Choosing penalty parameters for elastic net

bobmcpop · November 11, 2018, 1:57pm

I’m trying to develop a classification model with >70 variables and training set of only 500 (case prevalence 10%). I’ve used cross-validation before to choose the penalty (lamba) for lasso, similar to what’s described here. But often there were too few variables selected. It was suggested to me that elastic net is worth trying.

But now there are two tuning parameters [alpha (mixture of lasso/ridge) and lamba]. How do I choose both at the same time, are there any recommended steps?

For the first time (!) @f2harrell 's BBR did not have the answer for me.
Capture
Thank you

f2harrell · November 11, 2018, 4:09pm

Like lasso, elastic net is not used for classification but rather for estimation, e.g., risk estimation.

Your effective sample size is about 50 so the number of candidate features that you can reliably analyze is in the range of 1-10. With > 70 candidate features the analysis is doomed. For example, if you bootstrap the entire process to check the stability of selected features, you’ll find there is none.

As you’ve found, when it is possible to use elastic net (say if your sample size were much, much larger), it is tricky to simultaneously choose 2 penalty parameters. Many people take the easy shortcut that the ratio of the two penalties is fixed, and the software invites you to do this. I know of no theory that backs up that procedure.

I suggest using severe data reduction (e.g., sparse principal components) followed by ordinary modeling of the 1-5 summary scores coming out of that.

bobmcpop · November 11, 2018, 6:54pm

Thank you! I had previously used lasso to predict each individual’s probability of being a “case”, and then classify them using a probability threshold derived from a desired specificity.

For example, if you bootstrap the entire process to check the stability of selected features, you’ll find there is none.

I came across this exact problem, so instead surrogate-labeled the much larger original dataset (n>15k, from which the aforementioned 500 was randomly selected) to first reduce the number of variables, before applying them to the 500 gold-standard training set. So two cycles of feature selection (?validity using this approach).

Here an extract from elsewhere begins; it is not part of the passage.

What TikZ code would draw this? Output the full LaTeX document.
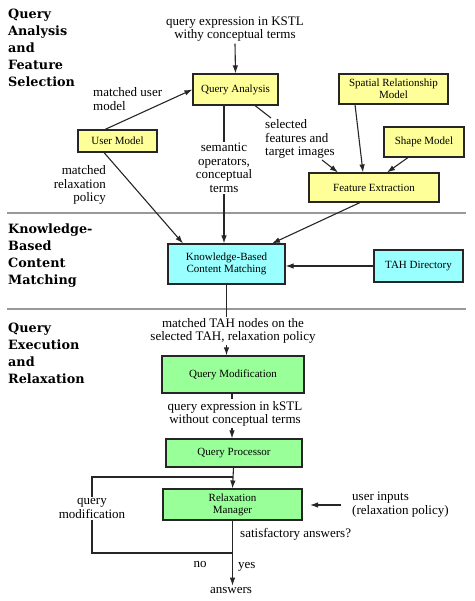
\documentclass[tikz,border=0pt]{standalone}
\usepackage{fontspec}
\setmainfont{Liberation Serif}
\newfontfamily\headfont{DejaVu Serif}
\usetikzlibrary{arrows.meta}
\definecolor{boxyellow}{HTML}{FFFF99}
\definecolor{boxcyan}{HTML}{99FFFF}
\definecolor{boxgreen}{HTML}{99FF99}
\definecolor{sepgray}{HTML}{999999}
\tikzset{
  box/.style={draw=black!85, line width=1.1pt, inner sep=1pt, align=center,
    font=\fontsize{11}{12}\selectfont},
  ybox/.style={box, fill=boxyellow},
  cbox/.style={box, fill=boxcyan},
  gbox/.style={box, fill=boxgreen},
  lbl/.style={inner sep=1pt, font=\fontsize{13}{13.5}\selectfont},
  head/.style={inner sep=0pt, anchor=north west, align=left,
    font=\headfont\bfseries\fontsize{12.8}{17}\selectfont},
  conn/.style={line width=1.1pt, draw=black!85},
  arr/.style={conn, -{Latex[length=8pt,width=5.5pt]}},
  sepline/.style={line width=2.6pt, draw=sepgray}
}
\begin{document}
\begin{tikzpicture}[x=1pt,y=-1pt]
\useasboundingbox (0,0) rectangle (474,601);
% separators
\draw[sepline] (7,213) -- (466,213);
\draw[sepline] (7,309) -- (466,309);
% headings
\node[head] (h1) at (8,8.5) {Query\\Analysis\\and\\Feature\\Selection};
\node[head] (h2) at (8,223.5) {Knowledge-\\Based\\Content\\Matching};
\node[head] (h3) at (8,322.5) {Query\\Execution\\and\\Relaxation};
% boxes
\node[ybox, minimum width=85, minimum height=31] (qa) at (235.5,89.5) {Query Analysis};
\node[ybox, minimum width=79, minimum height=22] (um) at (117.5,141) {User Model};
\node[ybox, minimum width=109, minimum height=30] (sp) at (393.5,89) {Spatial Relationship\\Model};
\node[ybox, minimum width=80, minimum height=30] (sh) at (424,142) {Shape Model};
\node[ybox, minimum width=130, minimum height=29] (fe) at (374,187.5) {Feature Extraction};
\node[cbox, minimum width=117, minimum height=40] (kb) at (226.5,264) {Knowledge-Based\\Content Matching};
\node[cbox, minimum width=89, minimum height=32] (tah) at (418.5,266) {TAH Directory};
\node[gbox, minimum width=142, minimum height=37] (qm) at (233,374.5) {Query Modification};
\node[gbox, minimum width=136, minimum height=28] (qp) at (234,453) {Query Processor};
\node[gbox, minimum width=139, minimum height=31] (rm) at (232.5,504.5) {Relaxation\\Manager};
% labels
\node[lbl, align=center] (qin) at (235,29) {query expression in KSTL\\withy conceptual terms};
\node[lbl, align=left, anchor=west] (mum) at (92,99) {matched user\\model};
\node[lbl, align=right, anchor=east] (mrp) at (107,185) {matched\\relaxation\\policy};
\node[lbl, align=center] (sem) at (224,168) {semantic\\operators,\\conceptual\\terms};
\node[lbl, align=left, anchor=west] (sel) at (264,139) {selected\\features and\\target images};
\node[lbl, align=center] (mt) at (233,331) {matched TAH nodes on the\\selected TAH, relaxation policy};
\node[lbl, align=center] (qe) at (235,414) {query expression in kSTL\\without conceptual terms};
\node[lbl, align=center] (qmod) at (92,508.5) {query\\modification};
\node[lbl, anchor=west] (sat) at (239,534) {satisfactory answers?};
\node[lbl] (no) at (200,564) {no};
\node[lbl, anchor=west] (yes) at (237,567) {yes};
\node[lbl] (ans) at (231,590) {answers};
\node[lbl, align=left, anchor=west] (ui) at (351,504.5) {user inputs\\(relaxation policy)};
% connectors top section
\draw[arr] (qin.south) ++(0,1) -- (qa.north);
\draw[arr] ([xshift=-12.5pt]um.north) -- (qa.west);
\draw[arr] ([xshift=-13.5pt]um.south) -- ([xshift=-43.5pt]kb.north);
\draw[conn] (qa.south -| sem) -- (sem.north);
\draw[arr] (sem.south) -- (sem.south |- kb.north);
\coordinate (selA) at (271,118);
\coordinate (selB) at (322,160);
\draw[conn] ([xshift=19.5pt]qa.south) -- (selA);
\draw[arr] (selB) -- ([xshift=-36pt]fe.north);
\draw[arr] ([xshift=-38.5pt]sp.south) -- ([xshift=-11pt]fe.north);
\draw[arr] ([xshift=-16pt]sh.south) -- ([xshift=13pt]fe.north);
\draw[arr] ([xshift=-14pt]fe.south) -- ([xshift=45.5pt]kb.north);
\draw[arr] (tah.west) -- (tah.west -| kb.east);
% middle
\draw[conn] (kb.south) -- (kb.south |- mt.north);
\draw[arr] (mt.south -| kb.south) -- (kb.south |- qm.north);
\draw[conn] ([xshift=-1pt]qm.south) -- ++(0,5);
\draw[arr] ([xshift=-1pt]qm.south |- qe.south) -- ([xshift=-1pt]qm.south |- qp.north);
\draw[arr] ([xshift=-0.5pt]qp.south) -- (rm.north);
% loop
\coordinate (lpA) at (233,477);
\coordinate (lpB) at (233,553);
\draw[conn] (lpA) -- (lpA -| qmod) -- (qmod.north);
\draw[conn] (qmod.south) -- (lpB -| qmod) -- (lpB);
\draw[arr] (rm.south) -- (rm.south |- ans.north);
\coordinate (uiA) at (341,505);
\coordinate (uiB) at (310,505);
\draw[arr] (uiA) -- (uiB);
\end{tikzpicture}
\end{document}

Many people take the easy shortcut that the ratio of the two penalties is fixed, and the software invites you to do this. I know of no theory that backs up that procedure.

The sparsity of literature on this made me question using elastic net too. I was surprised that such a well-established, well-used and frequently taught method had such a glaring “gap” in it’s procedure, and thought that I was missing something.

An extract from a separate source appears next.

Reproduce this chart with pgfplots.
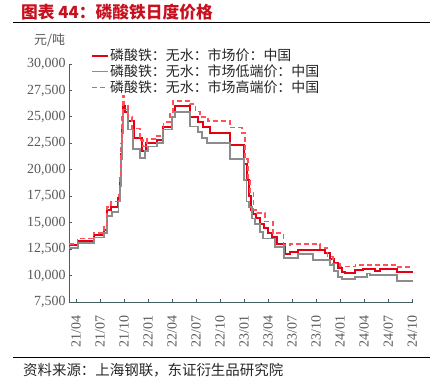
\documentclass[border=0pt]{standalone}
\usepackage{fontspec}
\setmainfont{Liberation Serif}
\newfontfamily\cjk{Noto Sans CJK SC}
\usepackage{pgfplots}
\pgfplotsset{compat=1.18}
\definecolor{titlered}{RGB}{200,16,30}
\definecolor{sred}{RGB}{230,0,18}
\definecolor{sgray}{RGB}{140,140,140}
\definecolor{sdash}{RGB}{255,80,92}
\definecolor{axiscol}{RGB}{70,95,95}
\definecolor{tickgray}{RGB}{90,90,90}
\begin{document}
\begin{tikzpicture}
\begin{axis}[
  at={(69bp,-302bp)}, anchor=south west,
  scale only axis, width=344bp, height=238bp,
  xmin=-0.875, xmax=42.1, ymin=7500, ymax=30000,
  axis lines*=left,
  axis line style={draw=axiscol, line width=1bp, -},
  tick align=inside, major tick length=3bp,
  tick style={draw=axiscol, line width=0.8bp},
  ytick={7500,10000,...,30000},
  scaled y ticks=false,
  xtick={0,3,...,42},
  xticklabels={21/04,21/07,21/10,22/01,22/04,22/07,22/10,23/01,23/04,23/07,23/10,24/01,24/04,24/07,24/10},
  x tick label style={rotate=90, anchor=east},
  xticklabel shift=10bp,
  ticklabel style={font=\fontsize{14}{16}\selectfont, text=tickgray},
  /pgf/number format/.cd, fixed, 1000 sep={,}, assume math mode=true,
  /pgfplots/.cd,
  legend style={at={(0.055,1.076)}, anchor=north west, draw=none, fill=none,
    font=\cjk\fontsize{14}{16}\selectfont, text=black!85,
    nodes={inner sep=1bp}, row sep=0.5bp},
  legend cell align=left,
  legend image code/.code={\draw[#1] (0bp,0bp) -- (16bp,0bp);},
  clip=false,
]
\addplot[const plot mark left, sred, line width=2bp] coordinates {
(-0.875,12850) (0.2,13300) (2.2,13800) (3.5,14300) (3.9,16200) (4.4,16500)
(5.3,17300) (5.45,19000) (5.6,21500) (5.75,24000) (5.9,26000) (6.1,25500)
(6.5,24600) (7.2,23000) (8.2,21800) (8.8,22500) (10.1,22800) (10.9,24000)
(12.0,25000) (12.4,26000) (14.25,25000) (15.3,24500) (15.9,24000) (16.75,23500)
(19.25,22300) (21.0,20500) (21.3,19000) (21.55,17500) (21.8,16200) (22.1,15800)
(22.5,15400) (23.0,14900) (23.5,14500) (24.0,14000) (24.5,13600) (25.1,13000)
(26.1,12000) (26.75,12200) (27.75,12400) (31.1,12100) (31.75,11600) (32.2,11150)
(32.75,10700) (33.25,10350) (33.6,10200) (34.9,10550) (35.9,10650) (37.4,10450)
(38.0,10600) (40.1,10300) (42.1,10300)
};
\addlegendentry{磷酸铁：无水：市场价：中国}
\addplot[const plot mark left, sgray, line width=1.8bp] coordinates {
(-0.875,12600) (0.2,13100) (2.2,13600) (3.5,14000) (3.9,15600) (4.5,16000)
(5.3,17000) (5.45,18500) (5.6,21000) (5.75,23500) (5.9,25700) (6.5,23800)
(7.1,22000) (8.0,21100) (8.6,21800) (9.0,22200) (10.1,22500) (10.9,23800)
(12.0,25000) (12.4,25500) (14.25,24100) (15.25,23600) (15.75,23000) (16.4,22500)
(19.25,21000) (21.0,19000) (21.3,17000) (21.65,16500) (22.0,15400) (22.4,14900)
(23.0,14150) (23.4,13500) (24.9,12700) (26.0,11650) (27.75,12050) (29.6,11500)
(31.75,11000) (32.2,10400) (32.75,9900) (33.25,9650) (34.9,9900) (36.4,10200)
(36.75,10050) (40.1,9500) (42.1,9500)
};
\addlegendentry{磷酸铁：无水：市场低端价：中国}
\addplot[const plot mark left, sdash, line width=1.5bp, dash pattern=on 5bp off 3bp] coordinates {
(-0.875,13000) (0.2,13500) (2.2,14000) (3.5,14600) (3.9,16500) (4.4,17000)
(5.3,17600) (5.45,19500) (5.6,22500) (5.75,25000) (5.85,27000) (6.0,26200)
(6.5,25000) (7.0,23900) (8.0,22800) (8.4,22200) (8.9,22900) (10.1,23200)
(10.9,24500) (11.75,25300) (12.1,26500) (14.25,26200) (14.9,25500) (15.5,25000)
(16.5,24600) (19.25,24000) (20.75,23500) (21.1,21000) (21.5,19000) (21.75,17800)
(22.15,16200) (22.6,15900) (23.6,15100) (24.6,14000) (25.9,12900) (26.75,13000)
(30.5,12600) (31.4,11800) (32.1,11150) (33.0,10850) (34.9,11000) (40.1,10800)
(42.1,10800)
};
\addlegendentry{磷酸铁：无水：市场高端价：中国}
\end{axis}
\node[anchor=west, inner sep=0pt, text=titlered, font=\cjk\bfseries\fontsize{16.8}{19}\selectfont] at (21bp,-12bp) {图表 44：磷酸铁日度价格};
\draw[line width=0.9bp] (13bp,-22.5bp) -- (430bp,-22.5bp);
\node[anchor=west, inner sep=0pt, text=tickgray, font=\cjk\fontsize{13}{15}\selectfont] at (34bp,-40bp) {元/吨};
\draw[line width=0.9bp] (13bp,-357.5bp) -- (430bp,-357.5bp);
\node[anchor=west, inner sep=0pt, text=black!85, font=\cjk\fontsize{14.5}{16}\selectfont] at (23bp,-370bp) {资料来源：上海钢联，东证衍生品研究院};
\pgfresetboundingbox
\path[use as bounding box] (0bp,0bp) rectangle (436bp,-392bp);
\end{tikzpicture}
\end{document}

f2harrell · November 11, 2018, 9:32pm

This is at odds with what the model does. It gives a direct estimate of a probability. Don’t bring sensitivity, specificity, or thresholds into the procedure.

Such a reduction of the number of variables must use only unsupervised learning. Using Y to drive the variable selection, when this selection is “outside” of the penalized modeling, will result in severe bias.

MarkvandeWiel · September 6, 2022, 9:06am

Late reply, but if you’re still interested: here’s a blog post that explains why indeed it is tricky to tune both hyperparameters of the elastic net simultaneously.

f2harrell · September 6, 2022, 11:08am

Very nice article. Sorry you would voted down on stats.stackexchange.com for pointing to your own article. I’ve never been voted down for doing that.

A few random thoughts:

The 3-d plot showing how hard it is to pick a combination of two penalty parameters is the kind of display we should see more often
There is some recent work showing sample sizes needed to estimate a single penalty parameter (wish I had a reference). It would be worthwhile to estimate the sample size for adequately estimating two penalty parameters.
A good solution is probably to use ridge regression with Bayesian model projection: Projection predictive variable selection – A review and recommendations for the practicing statistician
I don’t recommend using lasso

scboone · September 6, 2022, 3:53pm

Perhaps not quite the one you were looking for, but this one does a nice illustration of sample size on the variability of performance estimates from shrinkage methods too:
https://journals.sagepub.com/doi/abs/10.1177/0962280220921415

Why specifically would you not recommend lasso? Because it penalises estimates to 0 which can lead to arbitrary variable selection?

f2harrell · September 6, 2022, 4:58pm

Yes; the variables selected by lasso are entirely unreliable unless you have an enormous sample size and the predictors are uncorrelated with each other. More here.

MarkvandeWiel · September 6, 2022, 7:09pm

Thanks for the nice words and suggestion. Indeed (Bayesian) ridge + posterior selection can be a very good alternative. Some use stability selection (by Meinshausen et al.) as a bootstrapping based technique to improve variable selection with lasso.

As for sample size: increasing sample size will of course help in terms of more stable regression coefficients and variable selection. However, increasing sample size does not overcome the identifiability issue of the two penalty parameters. This seems, unfortunately, rather intrinsic.

MarkvandeWiel · September 6, 2022, 7:42pm

And about the down-voting: apparently the rule is that when referring to one’s own blog, one should be very clear about that. That’s what I did now. Also they prefer to have at least part of the argumentation in the reply. Not unreasonable, so I added that as well.